Unveiled in the last week is Paris’ latest architectural jewel on the edge of the Bois de Boulogne

The Fondation Louis Vuitton is a museum that will strive to promote contemporary art and sustain the considerable 20-year-old sponsorship history of the luxury LVMH group for future generations to come. It will open its doors to the public in September 2014. The slide show below gives a taste of what is in store for a new generation of art lovers visiting Paris.

A new temple dedicated to art is born and one which will soon be welcoming exceptional contemporary art collections. Conceived by the famous American architect Frank Gehry – the “father” of the Guggenheim Museum in Bilbao – it is the result of the vision of Bernard Arnault and of the City of Paris to offer this enormous glass vessel as an audacious architectural gesture entirely dedicated to art and to culture.

64-year-old Arnault is chairman and CEO of LVMH since 1989 and is a renowned art collector and patron of the arts. The LVMH Group is one of the world’s leading luxury-brands companies.
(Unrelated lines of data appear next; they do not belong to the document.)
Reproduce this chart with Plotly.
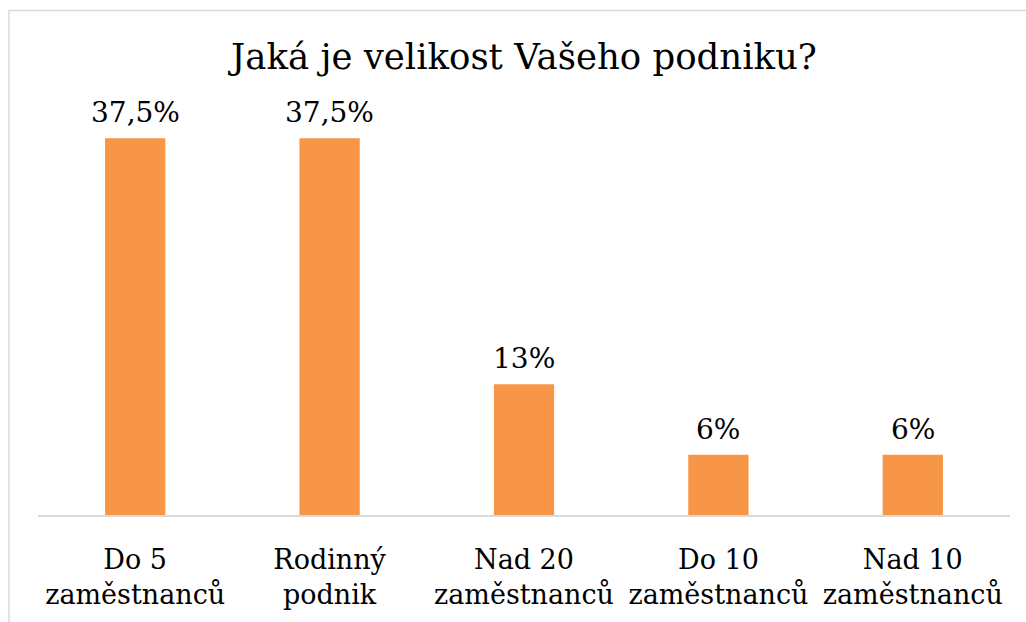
import plotly.graph_objects as go

categories = ["Do 5<br>zaměstnanců", "Rodinný<br>podnik", "Nad 20<br>zaměstnanců",
              "Do 10<br>zaměstnanců", "Nad 10<br>zaměstnanců"]
values = [37.5, 37.5, 13, 6, 6]
labels = ["37,5%", "37,5%", "13%", "6%", "6%"]
title_text = "Jaká je velikost Vašeho podniku?"

FONT = "DejaVu Serif"
W, H = 1026, 622
ml, mr, mt, mb = 38, 16, 113, 105
plot_h = H - mt - mb
plot_w = W - ml - mr

fig = go.Figure(go.Bar(
    x=categories, y=values,
    marker=dict(color="#F79646", line=dict(width=0)),
    hoverinfo="skip",
))

for c, v, t in zip(categories, values, labels):
    fig.add_annotation(x=c, y=v, text=t, showarrow=False,
                       xanchor="center", yanchor="bottom", yshift=7,
                       font=dict(family=FONT, size=28, color="#000000"))

# light gray chart border (cropped at right/bottom)
fig.add_shape(type="rect", xref="paper", yref="paper",
              x0=(9 - ml) / plot_w, x1=1.2,
              y0=-0.6, y1=(H - mb - 10) / plot_h,
              line=dict(color="#D9D9D9", width=1.5), layer="below")

fig.update_layout(
    width=W, height=H,
    margin=dict(l=ml, r=mr, t=mt, b=mb),
    paper_bgcolor="white", plot_bgcolor="white",
    bargap=0.69,
    showlegend=False,
    title=dict(text=title_text, x=0.5, xref="paper", xanchor="center",
               y=1 - 57 / H, yref="container", yanchor="middle",
               font=dict(family=FONT, size=35.5, color="#000000")),
    xaxis=dict(showline=True, linecolor="#D9D9D9", linewidth=1.5,
               showgrid=False, zeroline=False, ticks="",
               ticklabelstandoff=20,
               tickfont=dict(family=FONT, size=27, color="#000000")),
    yaxis=dict(range=[0, 40], visible=False, showgrid=False, zeroline=False),
)

fig.write_html("out.html", config={"displayModeBar": False, "staticPlot": True},
               post_script="document.body.style.margin='0';document.body.style.overflow='hidden';")
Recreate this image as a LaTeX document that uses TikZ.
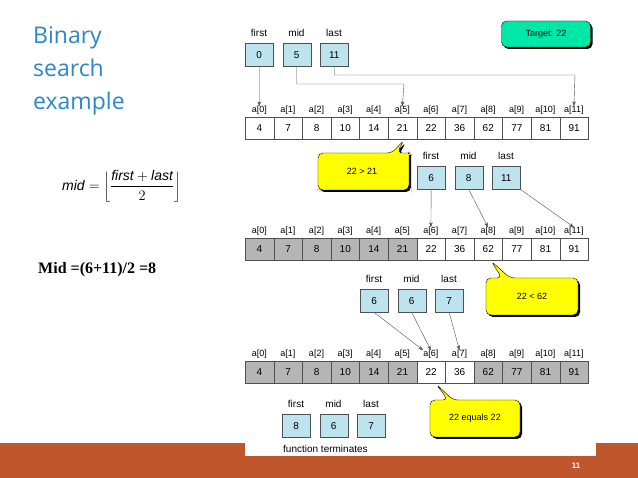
\documentclass[tikz,border=0pt]{standalone}
\usepackage{fontspec}
\setmainfont{Liberation Sans}
\newfontfamily\serifft{Liberation Serif}
\newfontfamily\lightsans{Open Sans}
\usetikzlibrary{shadows,arrows.meta}
\definecolor{ptrblue}{HTML}{BDE3EE}
\definecolor{cellgray}{HTML}{B5B5B5}
\definecolor{tgtgreen}{HTML}{00E8A8}
\definecolor{callyel}{HTML}{FFFF00}
\definecolor{barorange}{HTML}{C0562B}
\definecolor{titleblue}{HTML}{2E86C8}
\definecolor{linegray}{HTML}{505050}
\tikzset{
 cell/.style={draw=linegray,minimum width=28.6pt,minimum height=22pt,inner sep=0pt,font=\fontsize{10}{12}\selectfont,anchor=north west},
 idx/.style={font=\fontsize{9}{11}\selectfont,inner sep=0pt},
 ptr/.style={draw=linegray,fill=ptrblue,minimum width=28pt,minimum height=23pt,inner sep=0pt,font=\fontsize{10}{12}\selectfont,anchor=north west},
 plabel/.style={font=\fontsize{10}{12}\selectfont,inner sep=0pt},
 conn/.style={draw=linegray,-{Stealth[length=5pt,width=3.5pt]}},
 callout/.style={fill=callyel,draw=black,rounded corners=5pt,drop shadow={shadow xshift=2pt,shadow yshift=-2pt,fill=black,opacity=1}},
}
\begin{document}
\begin{tikzpicture}[x=1pt,y=-1pt]
\useasboundingbox (0,0) rectangle (638,478);
\fill[white] (0,0) rectangle (638,478);
% bottom bar
\fill[barorange] (0,443) rectangle (638,478);
\fill[white] (245,440) rectangle (596,456);
\node[text=white,font=\bfseries\fontsize{8}{10}\selectfont] (pg) at (576,466) {11};
% title
\node[anchor=north west,align=left,text=titleblue,font=\lightsans\fontsize{23}{33}\selectfont,inner sep=0pt] (title) at (33,26) {Binary\\search\\example};
\node[anchor=west,inner sep=0pt] (formula) at (62,186) {\fontsize{14}{16}\selectfont$\mathit{mid} = \left\lfloor \displaystyle\frac{\mathit{first}+\mathit{last}}{2}\right\rfloor$};
\node[anchor=west,inner sep=0pt,font=\serifft\bfseries\fontsize{16}{18}\selectfont] (midcalc) at (38,270) {Mid =(6+11)/2 =8};
% arrays
\def\vals{4,7,8,10,14,21,22,36,62,77,81,91}
\foreach \r/\y/\shade in {1/117/0,2/238/1,3/361/2}{
 \foreach \v [count=\i from 0] in \vals {
  \pgfmathtruncatemacro\g{(\shade==1 && \i<6) || (\shade==2 && (\i<6 || \i>7)) ? 1 : 0}
  \ifnum\g=1 \def\fc{cellgray}\else\def\fc{white}\fi
  \node[cell,fill=\fc] (c\r-\i) at ({245+28.6*\i},\y) {\v};
  \node[idx,anchor=base] (l\r-\i) at ({259.3+28.6*\i},{\y-4}) {a[\i]};
 }
}
% pointer boxes
\foreach \name/\x/\y/\f/\m/\l in {p1/245/43/0/5/11, p2/417/166/6/8/11, p3/360/289/6/6/7, p4/282/414/8/6/7}{
 \node[ptr] (\name f) at (\x,\y) {\f};
 \node[ptr] (\name m) at ({\x+37.5},\y) {\m};
 \node[ptr] (\name l) at ({\x+75},\y) {\l};
 \node[plabel,anchor=base] (\name fl) at ({\x+14},{\y-6}) {first};
 \node[plabel,anchor=base] (\name ml) at ({\x+51.5},{\y-6}) {mid};
 \node[plabel,anchor=base] (\name ll) at ({\x+89},{\y-6}) {last};
}
\node[plabel,anchor=base west] (term) at (283,453) {function terminates};
% target
\node[fill=tgtgreen,draw=black,rounded corners=5pt,minimum width=89pt,minimum height=26pt,font=\fontsize{9}{11}\selectfont,drop shadow={shadow xshift=2pt,shadow yshift=-2pt,fill=black,opacity=1}] (target) at (546,34) {Target: 22};
% callouts
\coordinate (t1) at (404,140);
\coordinate (t2) at (491,261);
\coordinate (t3) at (436,384);
\path[callout] (318,153) -- (392,153) -- (t1) -- (397,153) -- (405,153) arc[start angle=90,end angle=0,radius=4pt] -- (409,186) -- (409,190) -- (322,190) -- (318,190) -- cycle;
\node[font=\fontsize{9}{11}\selectfont] (k1) at (362,171) {22 > 21};
\path[callout] (486,278) -- (502,278) -- (t2) -- (510,278) -- (578,278) -- (578,315) -- (486,315) -- cycle;
\node[font=\fontsize{9}{11}\selectfont] (k2) at (532,296) {22 < 62};
\path[callout] (430,400) -- (448,400) -- (t3) -- (453,400) -- (520,400) -- (520,437) -- (430,437) -- cycle;
\node[font=\fontsize{9}{11}\selectfont] (k3) at (475,418) {22 equals 22};
% connectors
\draw[conn] (p1f.south) -- (l1-0.north);
\draw[conn] (p1m.south) |- (404,84) -- (l1-5.north);
\draw[conn] (p1l.south) |- (575,75) -- (l1-11.north);
\draw[conn] (p2f.south) -- (l2-6.north);
\draw[conn] (p2m.south) -- (l2-8.north);
\draw[conn] (p2l.south east) -- (l2-11.north);
\draw[conn] (p3f.south) -- (l3-6.north west);
\draw[conn] (p3m.south) -- (l3-6.north);
\draw[conn] (p3l.south) -- (l3-7.north);
\end{tikzpicture}
\end{document}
With annual revenues in excess of €28 billion, it includes such household names as wine producer Château d’Yquem, champagne producers Moët & Chandon, cognac brand Hennessy and fashion house Louis Vuitton.

The architectural challenge of this building has, according to the proud Mairie de Paris, already entered the annals of the most emblematic edifices of the 21st century. Frank Gehry’s building, which reveals forms never seen in architecture before now, is designed to reflect many of key characteristics of the Fondation Louis Vuitton: uniqueness, creativity and innovation.

The building combines the totality of methods, codes and modes of expression of the architect, while still representing a new stage in his career. It revolutionises the use of glass to give life to his vision of a building that is light, luminous and with a movement that will integrate harmoniously with a park from the end of the 19th century and which will house exceptional works of art.

Moving away from the classic approaches of dealing with glass in a building, he has developed a revolutionary method of shaping this material that allows curving to the millimetre and in various different manners for each of the 3,600 panels of the twelve glass “sails” that give volume to the enormous piece of architecture.